● AIM OF THE EXERCISE
Review the lines that follow and copy each one that contains the word "this".

● EXERCISE MATERIAL
»»

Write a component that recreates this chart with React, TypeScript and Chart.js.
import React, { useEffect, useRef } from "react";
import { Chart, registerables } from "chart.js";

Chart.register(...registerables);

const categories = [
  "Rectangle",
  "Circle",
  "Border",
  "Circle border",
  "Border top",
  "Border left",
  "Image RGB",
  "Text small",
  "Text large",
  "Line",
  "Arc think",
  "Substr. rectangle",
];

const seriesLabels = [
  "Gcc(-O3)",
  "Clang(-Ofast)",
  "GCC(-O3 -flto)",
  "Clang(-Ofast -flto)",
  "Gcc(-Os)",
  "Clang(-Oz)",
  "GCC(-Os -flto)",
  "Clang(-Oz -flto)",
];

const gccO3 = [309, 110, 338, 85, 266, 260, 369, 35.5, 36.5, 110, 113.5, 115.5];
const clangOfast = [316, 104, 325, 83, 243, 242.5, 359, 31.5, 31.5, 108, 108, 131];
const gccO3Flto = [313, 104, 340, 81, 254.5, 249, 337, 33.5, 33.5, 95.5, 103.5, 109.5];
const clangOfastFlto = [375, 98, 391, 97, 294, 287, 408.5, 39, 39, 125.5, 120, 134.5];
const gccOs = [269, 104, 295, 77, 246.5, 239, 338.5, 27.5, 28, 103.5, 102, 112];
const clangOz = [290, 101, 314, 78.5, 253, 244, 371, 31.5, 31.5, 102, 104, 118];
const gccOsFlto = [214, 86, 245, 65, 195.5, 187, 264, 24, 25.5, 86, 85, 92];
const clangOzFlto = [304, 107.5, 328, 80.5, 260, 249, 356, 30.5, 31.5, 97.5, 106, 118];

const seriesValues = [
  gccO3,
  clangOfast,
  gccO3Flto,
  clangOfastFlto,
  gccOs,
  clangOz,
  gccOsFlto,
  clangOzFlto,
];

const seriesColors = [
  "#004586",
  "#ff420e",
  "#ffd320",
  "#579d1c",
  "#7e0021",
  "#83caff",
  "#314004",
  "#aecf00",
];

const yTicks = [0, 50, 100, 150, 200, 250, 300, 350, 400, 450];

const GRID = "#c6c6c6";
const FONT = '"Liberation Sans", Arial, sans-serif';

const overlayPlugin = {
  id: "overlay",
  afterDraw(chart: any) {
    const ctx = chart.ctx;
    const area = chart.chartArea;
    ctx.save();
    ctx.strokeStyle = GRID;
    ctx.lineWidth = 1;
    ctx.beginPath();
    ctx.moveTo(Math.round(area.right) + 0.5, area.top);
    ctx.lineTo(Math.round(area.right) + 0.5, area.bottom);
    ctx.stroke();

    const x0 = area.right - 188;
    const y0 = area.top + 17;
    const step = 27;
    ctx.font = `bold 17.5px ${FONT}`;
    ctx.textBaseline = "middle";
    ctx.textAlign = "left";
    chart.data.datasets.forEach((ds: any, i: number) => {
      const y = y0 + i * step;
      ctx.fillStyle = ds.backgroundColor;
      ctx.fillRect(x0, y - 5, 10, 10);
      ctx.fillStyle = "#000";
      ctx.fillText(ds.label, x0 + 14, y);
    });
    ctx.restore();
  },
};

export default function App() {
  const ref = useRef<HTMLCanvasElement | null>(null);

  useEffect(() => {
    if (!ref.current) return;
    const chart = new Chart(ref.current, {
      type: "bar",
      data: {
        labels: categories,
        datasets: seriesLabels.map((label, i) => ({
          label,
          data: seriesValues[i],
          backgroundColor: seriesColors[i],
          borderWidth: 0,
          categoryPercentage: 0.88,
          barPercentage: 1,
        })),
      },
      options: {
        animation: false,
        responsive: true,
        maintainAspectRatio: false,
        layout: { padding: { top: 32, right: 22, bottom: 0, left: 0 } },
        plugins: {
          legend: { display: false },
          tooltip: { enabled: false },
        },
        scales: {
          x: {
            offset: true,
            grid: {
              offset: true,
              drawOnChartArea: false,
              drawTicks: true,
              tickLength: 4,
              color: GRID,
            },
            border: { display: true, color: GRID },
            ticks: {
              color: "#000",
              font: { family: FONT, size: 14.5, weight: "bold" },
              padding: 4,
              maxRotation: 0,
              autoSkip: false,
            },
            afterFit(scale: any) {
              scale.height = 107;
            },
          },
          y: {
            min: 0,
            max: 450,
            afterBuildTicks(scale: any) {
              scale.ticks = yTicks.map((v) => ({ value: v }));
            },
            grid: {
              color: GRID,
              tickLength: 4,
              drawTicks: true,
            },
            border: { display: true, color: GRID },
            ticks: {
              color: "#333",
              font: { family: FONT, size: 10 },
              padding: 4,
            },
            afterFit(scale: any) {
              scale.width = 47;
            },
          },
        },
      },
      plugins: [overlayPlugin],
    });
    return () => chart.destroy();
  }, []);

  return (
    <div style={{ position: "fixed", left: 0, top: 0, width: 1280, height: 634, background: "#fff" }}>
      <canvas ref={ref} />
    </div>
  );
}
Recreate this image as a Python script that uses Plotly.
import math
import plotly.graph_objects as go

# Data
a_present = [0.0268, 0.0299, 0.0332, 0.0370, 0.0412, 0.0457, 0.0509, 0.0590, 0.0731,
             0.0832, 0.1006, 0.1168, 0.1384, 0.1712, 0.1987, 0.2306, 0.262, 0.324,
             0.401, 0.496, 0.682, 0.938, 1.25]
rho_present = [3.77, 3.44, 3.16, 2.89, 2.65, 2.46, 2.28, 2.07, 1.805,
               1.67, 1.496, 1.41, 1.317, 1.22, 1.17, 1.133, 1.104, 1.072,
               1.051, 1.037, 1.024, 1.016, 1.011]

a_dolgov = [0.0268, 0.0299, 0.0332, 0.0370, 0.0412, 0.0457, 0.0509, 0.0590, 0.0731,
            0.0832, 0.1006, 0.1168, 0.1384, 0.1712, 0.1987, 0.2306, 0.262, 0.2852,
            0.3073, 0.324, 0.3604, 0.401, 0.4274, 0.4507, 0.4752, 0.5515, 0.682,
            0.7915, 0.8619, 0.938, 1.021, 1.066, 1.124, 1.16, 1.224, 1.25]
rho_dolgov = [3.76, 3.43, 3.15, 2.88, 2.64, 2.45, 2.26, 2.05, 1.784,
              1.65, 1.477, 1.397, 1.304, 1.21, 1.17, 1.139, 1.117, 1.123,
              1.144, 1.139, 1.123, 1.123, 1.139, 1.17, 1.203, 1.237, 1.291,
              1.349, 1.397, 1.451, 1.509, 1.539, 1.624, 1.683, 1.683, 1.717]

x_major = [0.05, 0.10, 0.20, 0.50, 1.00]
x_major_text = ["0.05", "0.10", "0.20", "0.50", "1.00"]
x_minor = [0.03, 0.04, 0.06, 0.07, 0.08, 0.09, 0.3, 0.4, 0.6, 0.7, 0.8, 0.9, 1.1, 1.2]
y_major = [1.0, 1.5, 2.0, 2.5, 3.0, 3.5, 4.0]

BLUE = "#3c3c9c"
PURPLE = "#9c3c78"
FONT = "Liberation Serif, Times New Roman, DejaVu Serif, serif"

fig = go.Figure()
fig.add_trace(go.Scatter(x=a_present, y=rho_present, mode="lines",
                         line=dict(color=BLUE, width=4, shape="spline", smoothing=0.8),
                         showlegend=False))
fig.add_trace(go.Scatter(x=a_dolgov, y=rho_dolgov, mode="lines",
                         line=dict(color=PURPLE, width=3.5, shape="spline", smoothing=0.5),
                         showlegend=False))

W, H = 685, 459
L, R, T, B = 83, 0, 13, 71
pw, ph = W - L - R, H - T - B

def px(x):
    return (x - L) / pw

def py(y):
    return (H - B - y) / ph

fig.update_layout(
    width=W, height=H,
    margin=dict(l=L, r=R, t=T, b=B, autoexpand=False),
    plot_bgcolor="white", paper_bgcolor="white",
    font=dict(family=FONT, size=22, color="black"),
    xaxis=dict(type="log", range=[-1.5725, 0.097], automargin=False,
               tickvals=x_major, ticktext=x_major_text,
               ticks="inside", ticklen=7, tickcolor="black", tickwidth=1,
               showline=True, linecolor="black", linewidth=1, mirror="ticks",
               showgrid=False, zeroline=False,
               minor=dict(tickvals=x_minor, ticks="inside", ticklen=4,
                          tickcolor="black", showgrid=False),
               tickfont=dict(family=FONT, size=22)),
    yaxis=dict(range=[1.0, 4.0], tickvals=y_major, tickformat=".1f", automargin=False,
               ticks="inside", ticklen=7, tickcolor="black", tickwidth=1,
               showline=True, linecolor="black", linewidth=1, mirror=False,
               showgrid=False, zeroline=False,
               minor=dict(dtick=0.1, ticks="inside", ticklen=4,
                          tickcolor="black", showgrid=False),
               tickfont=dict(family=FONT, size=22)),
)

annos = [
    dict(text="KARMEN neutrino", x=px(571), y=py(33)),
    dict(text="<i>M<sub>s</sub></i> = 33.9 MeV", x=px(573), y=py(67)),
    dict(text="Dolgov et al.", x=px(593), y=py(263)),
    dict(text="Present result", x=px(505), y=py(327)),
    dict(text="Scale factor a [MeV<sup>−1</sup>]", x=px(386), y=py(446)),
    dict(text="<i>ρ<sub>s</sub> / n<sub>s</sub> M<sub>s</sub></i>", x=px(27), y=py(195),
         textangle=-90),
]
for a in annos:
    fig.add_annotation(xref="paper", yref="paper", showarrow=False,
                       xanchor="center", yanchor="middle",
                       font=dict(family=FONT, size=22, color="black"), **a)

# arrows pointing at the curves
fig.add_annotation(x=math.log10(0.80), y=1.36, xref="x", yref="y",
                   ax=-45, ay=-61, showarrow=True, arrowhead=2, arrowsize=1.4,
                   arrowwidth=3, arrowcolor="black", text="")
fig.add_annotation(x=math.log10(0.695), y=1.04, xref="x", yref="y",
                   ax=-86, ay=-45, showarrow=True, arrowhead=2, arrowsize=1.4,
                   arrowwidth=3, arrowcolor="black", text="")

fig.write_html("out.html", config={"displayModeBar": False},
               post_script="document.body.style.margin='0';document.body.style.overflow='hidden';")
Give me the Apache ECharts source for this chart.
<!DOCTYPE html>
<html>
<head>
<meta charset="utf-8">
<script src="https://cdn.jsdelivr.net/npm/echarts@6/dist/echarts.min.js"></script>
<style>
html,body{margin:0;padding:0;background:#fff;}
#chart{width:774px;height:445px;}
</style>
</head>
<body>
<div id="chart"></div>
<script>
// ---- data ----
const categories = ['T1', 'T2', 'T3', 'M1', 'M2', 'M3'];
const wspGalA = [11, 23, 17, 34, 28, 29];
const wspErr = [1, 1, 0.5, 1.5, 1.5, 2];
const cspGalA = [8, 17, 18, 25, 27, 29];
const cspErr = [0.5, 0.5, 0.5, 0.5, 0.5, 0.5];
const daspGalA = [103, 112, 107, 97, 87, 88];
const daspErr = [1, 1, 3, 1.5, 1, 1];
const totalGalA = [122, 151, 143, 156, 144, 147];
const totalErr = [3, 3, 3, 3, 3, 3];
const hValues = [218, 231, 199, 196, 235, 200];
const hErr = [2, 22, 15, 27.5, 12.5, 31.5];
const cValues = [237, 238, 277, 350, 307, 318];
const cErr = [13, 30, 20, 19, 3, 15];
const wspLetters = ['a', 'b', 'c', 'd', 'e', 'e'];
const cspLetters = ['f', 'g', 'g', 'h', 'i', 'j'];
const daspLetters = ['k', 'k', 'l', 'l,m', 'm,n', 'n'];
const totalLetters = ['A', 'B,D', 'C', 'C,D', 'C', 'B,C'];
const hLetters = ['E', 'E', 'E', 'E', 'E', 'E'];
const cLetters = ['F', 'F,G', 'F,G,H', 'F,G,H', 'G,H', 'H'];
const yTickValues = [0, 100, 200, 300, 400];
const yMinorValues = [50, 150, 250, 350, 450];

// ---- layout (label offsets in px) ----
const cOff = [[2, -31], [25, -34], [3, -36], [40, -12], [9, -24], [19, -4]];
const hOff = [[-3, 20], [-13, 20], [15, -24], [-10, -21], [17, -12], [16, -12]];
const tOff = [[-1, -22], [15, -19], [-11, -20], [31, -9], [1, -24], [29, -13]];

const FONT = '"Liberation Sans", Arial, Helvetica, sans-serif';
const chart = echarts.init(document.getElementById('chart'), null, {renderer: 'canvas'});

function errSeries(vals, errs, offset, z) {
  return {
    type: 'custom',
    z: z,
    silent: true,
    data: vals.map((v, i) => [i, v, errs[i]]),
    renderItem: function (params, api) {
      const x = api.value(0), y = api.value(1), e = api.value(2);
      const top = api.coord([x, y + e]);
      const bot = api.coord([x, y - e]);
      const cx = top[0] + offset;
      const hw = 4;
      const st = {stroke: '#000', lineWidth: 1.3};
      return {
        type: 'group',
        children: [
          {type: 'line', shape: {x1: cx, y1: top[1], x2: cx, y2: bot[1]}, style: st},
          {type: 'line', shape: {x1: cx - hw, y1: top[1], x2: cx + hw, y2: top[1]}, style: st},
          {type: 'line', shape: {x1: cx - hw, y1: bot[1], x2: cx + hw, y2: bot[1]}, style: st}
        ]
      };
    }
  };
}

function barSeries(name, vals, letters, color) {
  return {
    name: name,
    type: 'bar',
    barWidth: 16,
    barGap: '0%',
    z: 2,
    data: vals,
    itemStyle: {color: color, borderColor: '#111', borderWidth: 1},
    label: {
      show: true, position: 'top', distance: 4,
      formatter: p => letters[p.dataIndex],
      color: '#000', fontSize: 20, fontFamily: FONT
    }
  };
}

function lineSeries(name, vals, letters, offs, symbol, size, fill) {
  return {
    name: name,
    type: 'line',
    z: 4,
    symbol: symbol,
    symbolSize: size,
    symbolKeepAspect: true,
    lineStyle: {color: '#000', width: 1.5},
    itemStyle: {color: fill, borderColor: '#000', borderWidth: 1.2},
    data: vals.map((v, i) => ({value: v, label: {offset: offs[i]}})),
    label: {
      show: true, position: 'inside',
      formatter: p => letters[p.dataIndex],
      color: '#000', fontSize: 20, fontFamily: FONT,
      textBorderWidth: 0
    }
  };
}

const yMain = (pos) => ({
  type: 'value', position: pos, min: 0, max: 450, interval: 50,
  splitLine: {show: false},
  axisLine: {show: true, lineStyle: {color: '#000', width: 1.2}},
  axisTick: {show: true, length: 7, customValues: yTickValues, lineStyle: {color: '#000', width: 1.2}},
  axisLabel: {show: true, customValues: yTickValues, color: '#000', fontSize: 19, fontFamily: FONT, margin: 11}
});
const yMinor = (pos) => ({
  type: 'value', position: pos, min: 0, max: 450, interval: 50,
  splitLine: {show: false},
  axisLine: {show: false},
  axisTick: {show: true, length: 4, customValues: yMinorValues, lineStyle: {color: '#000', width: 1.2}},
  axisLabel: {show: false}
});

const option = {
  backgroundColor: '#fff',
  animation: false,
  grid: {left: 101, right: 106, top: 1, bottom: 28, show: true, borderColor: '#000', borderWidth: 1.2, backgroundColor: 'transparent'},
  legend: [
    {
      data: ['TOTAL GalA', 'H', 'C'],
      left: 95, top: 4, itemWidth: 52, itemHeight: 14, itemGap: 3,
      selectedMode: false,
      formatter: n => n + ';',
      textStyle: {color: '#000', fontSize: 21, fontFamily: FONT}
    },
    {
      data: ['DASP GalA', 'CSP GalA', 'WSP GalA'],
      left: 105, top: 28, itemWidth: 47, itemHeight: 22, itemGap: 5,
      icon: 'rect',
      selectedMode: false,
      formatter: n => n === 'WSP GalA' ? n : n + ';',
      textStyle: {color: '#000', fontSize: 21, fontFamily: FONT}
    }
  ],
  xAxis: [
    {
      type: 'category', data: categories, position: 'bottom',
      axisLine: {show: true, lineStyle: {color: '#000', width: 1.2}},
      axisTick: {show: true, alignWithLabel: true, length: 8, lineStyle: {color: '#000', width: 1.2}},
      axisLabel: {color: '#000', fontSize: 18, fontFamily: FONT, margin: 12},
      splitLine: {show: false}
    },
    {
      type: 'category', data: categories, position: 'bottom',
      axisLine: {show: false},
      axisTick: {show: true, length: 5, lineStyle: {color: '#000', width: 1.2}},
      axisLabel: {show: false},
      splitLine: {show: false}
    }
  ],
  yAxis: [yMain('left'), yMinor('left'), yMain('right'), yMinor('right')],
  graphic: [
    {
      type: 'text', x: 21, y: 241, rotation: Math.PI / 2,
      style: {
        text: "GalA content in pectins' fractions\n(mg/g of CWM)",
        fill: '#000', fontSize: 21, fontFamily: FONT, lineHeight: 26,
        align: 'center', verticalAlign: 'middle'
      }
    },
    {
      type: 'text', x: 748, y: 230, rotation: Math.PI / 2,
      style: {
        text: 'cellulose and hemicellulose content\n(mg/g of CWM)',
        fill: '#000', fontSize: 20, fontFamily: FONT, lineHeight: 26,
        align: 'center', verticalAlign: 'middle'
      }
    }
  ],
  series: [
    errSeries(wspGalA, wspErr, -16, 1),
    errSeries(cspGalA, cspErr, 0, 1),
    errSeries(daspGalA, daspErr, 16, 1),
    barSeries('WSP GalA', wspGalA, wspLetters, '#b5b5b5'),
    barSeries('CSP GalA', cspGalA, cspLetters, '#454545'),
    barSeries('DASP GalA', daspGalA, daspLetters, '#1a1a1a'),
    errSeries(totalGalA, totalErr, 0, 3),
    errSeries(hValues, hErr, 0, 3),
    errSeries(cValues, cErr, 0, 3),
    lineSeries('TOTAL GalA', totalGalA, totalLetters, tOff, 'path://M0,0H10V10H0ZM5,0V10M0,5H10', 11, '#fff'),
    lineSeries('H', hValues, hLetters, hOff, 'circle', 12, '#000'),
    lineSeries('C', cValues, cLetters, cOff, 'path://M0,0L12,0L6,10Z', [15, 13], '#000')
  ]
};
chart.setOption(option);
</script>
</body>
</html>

««

● ANSWER TO THE EXERCISE
Write a component that recreates this chart with React, TypeScript and Chart.js.
Recreate this image as a Python script that uses Plotly.
Give me the Apache ECharts source for this chart.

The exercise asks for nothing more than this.